La presencia de fidelidad, mansedumbre y dominio propio en nuestras vidas es una prueba más de que el Espíritu Santo obra y da fruto. Estas cualidades fluyen de Dios y de nuestra relación con Él. La fidelidad a Dios nos hará tomar en serio todos nuestros compromisos en la vida. La cualidad espiritual de la mansedumbre proviene de nuestra disposición a confiar en que Dios luchará nuestras batallas por nosotros. Una vida de dominio propio, o templanza, es lo opuesto a una vida gobernada por la lujuria, la avaricia y la codicia. Dado que la Escritura nos dice que la codicia es idolatría (Colosenses 3:5), la lealtad a nuestro Creador nos exige llevar una vida que no esté descontrolada ni llena de excesos.

Al examinar el fruto que nuestras vidas están dando, debemos reconocer la participación de Dios en el proceso. No podemos fabricar fruto espiritual, ni podemos hacerlo crecer, madurar y madurar por nuestra propia fuerza de voluntad. Sin embargo, debemos comprender cuánto se deleita Dios en ver fruto abundante en nuestras vidas. Él no es indiferente. Nunca tenemos que preguntarnos si Dios está realmente interesado; Él es un jardinero ávido, ¡y usted es su jardín! ¡Se complace en ver que frutos espirituales sanos maduran en su vida!
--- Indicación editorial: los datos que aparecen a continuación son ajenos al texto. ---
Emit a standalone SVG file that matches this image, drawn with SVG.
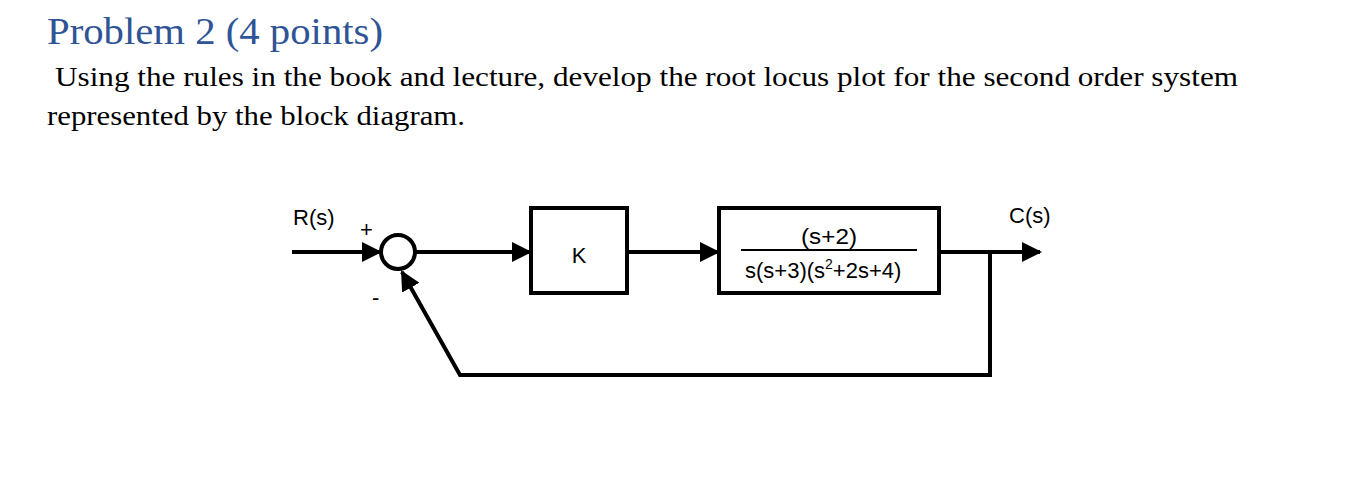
<svg xmlns="http://www.w3.org/2000/svg" width="1362" height="478" viewBox="0 0 1362 478">
<style>
.t{font-family:"Liberation Serif",serif;}
.s{font-family:"Liberation Sans",sans-serif;font-size:22px;fill:#000;}
.ln{stroke:#000;stroke-width:4;fill:none;}
</style>
<defs><marker id="a" markerWidth="5" markerHeight="5" refX="4.5" refY="2.5" orient="auto" markerUnits="strokeWidth"><path d="M0,0 L5,2.5 L0,5 Z" fill="#000"/></marker></defs>
<rect width="1362" height="478" fill="#fff"/>
<text class="t" x="47" y="44" font-size="37" fill="#2F5496" textLength="336" lengthAdjust="spacingAndGlyphs">Problem 2 (4 points)</text>
<text class="t" x="55" y="86" font-size="27" fill="#000" textLength="1183" lengthAdjust="spacingAndGlyphs">Using the rules in the book and lecture, develop the root locus plot for the second order system</text>
<text class="t" x="47" y="125" font-size="27" fill="#000" textLength="418" lengthAdjust="spacingAndGlyphs">represented by the block diagram.</text>
<g id="sum"><circle cx="398" cy="252" r="17" class="ln"/></g>
<g id="kblock"><rect x="531" y="208" width="96" height="85" class="ln"/><text class="s" x="579" y="263" text-anchor="middle">K</text></g>
<g id="plant"><rect x="719" y="208" width="220" height="85" class="ln"/>
<text class="s" x="801" y="244" textLength="56" lengthAdjust="spacingAndGlyphs">(s+2)</text>
<line x1="741" y1="250" x2="917" y2="250" stroke="#000" stroke-width="2"/>
<text class="s" x="745" y="278">s(s+3)(s<tspan font-size="14" dy="-9">2</tspan><tspan dy="9">+2s+4)</tspan></text></g>
<g id="connectors">
<line x1="292" y1="252" x2="380" y2="252" class="ln" marker-end="url(#a)"/>
<line x1="415" y1="252" x2="530" y2="252" class="ln" marker-end="url(#a)"/>
<line x1="627" y1="252" x2="718" y2="252" class="ln" marker-end="url(#a)"/>
<line x1="939" y1="252" x2="1040" y2="252" class="ln" marker-end="url(#a)"/>
<polyline points="990,252 990,375 460,375 402,272" class="ln" marker-end="url(#a)"/>
</g>
<g id="labels">
<text class="s" x="293" y="225">R(s)</text>
<text class="s" x="360" y="237" font-size="17">+</text>
<text class="s" x="372" y="305" font-size="17">-</text>
<text class="s" x="1009" y="223">C(s)</text>
</g>
</svg>
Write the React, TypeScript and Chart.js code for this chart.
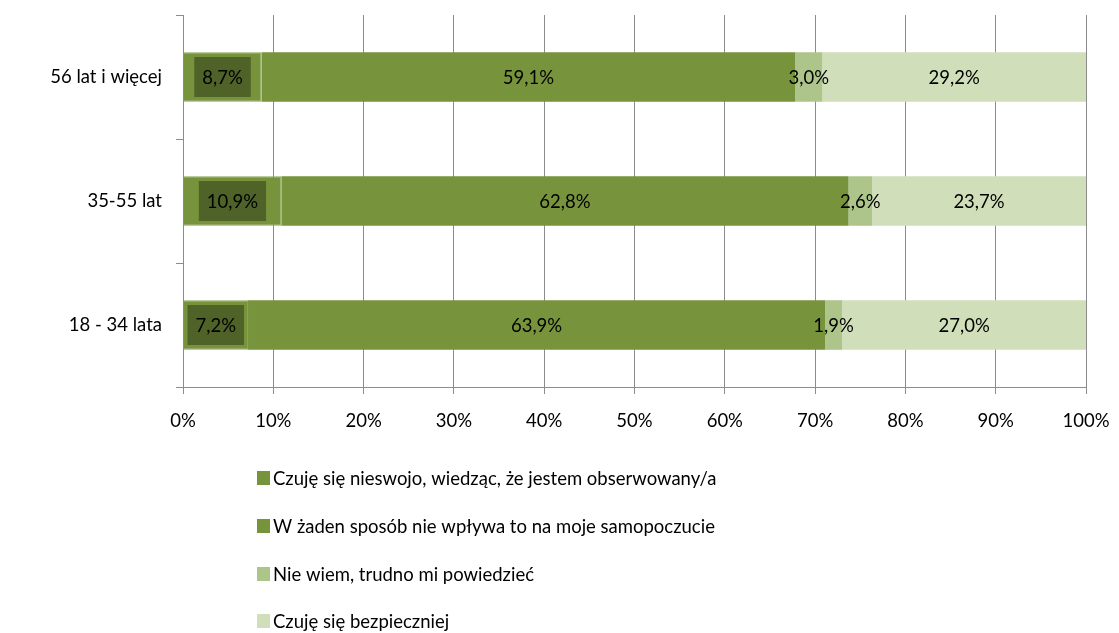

Dios es quien hace germinar la semilla espiritual en nuestras vidas, pero nuestros corazones y mentes son la tierra donde debe arraigar y crecer. ¿Le ofrecemos tierra fértil? ¿Son nuestros corazones y mentes verdaderamente humildes, de modo que estamos abiertos y receptivos a la corrección de Dios y agradecidos por su intervención? ¿Amamos genuinamente su verdad más que a nada ni a nadie? Si es así, escudriñaremos continuamente las Escrituras para comprender más profundamente las cualidades espirituales que Dios desea ver en nosotros. Le pediremos continuamente que nos transforme mediante la obra renovadora de su Espíritu, ¡y que se glorifique a sí mismo produciendo más fruto espiritual en nuestras vidas!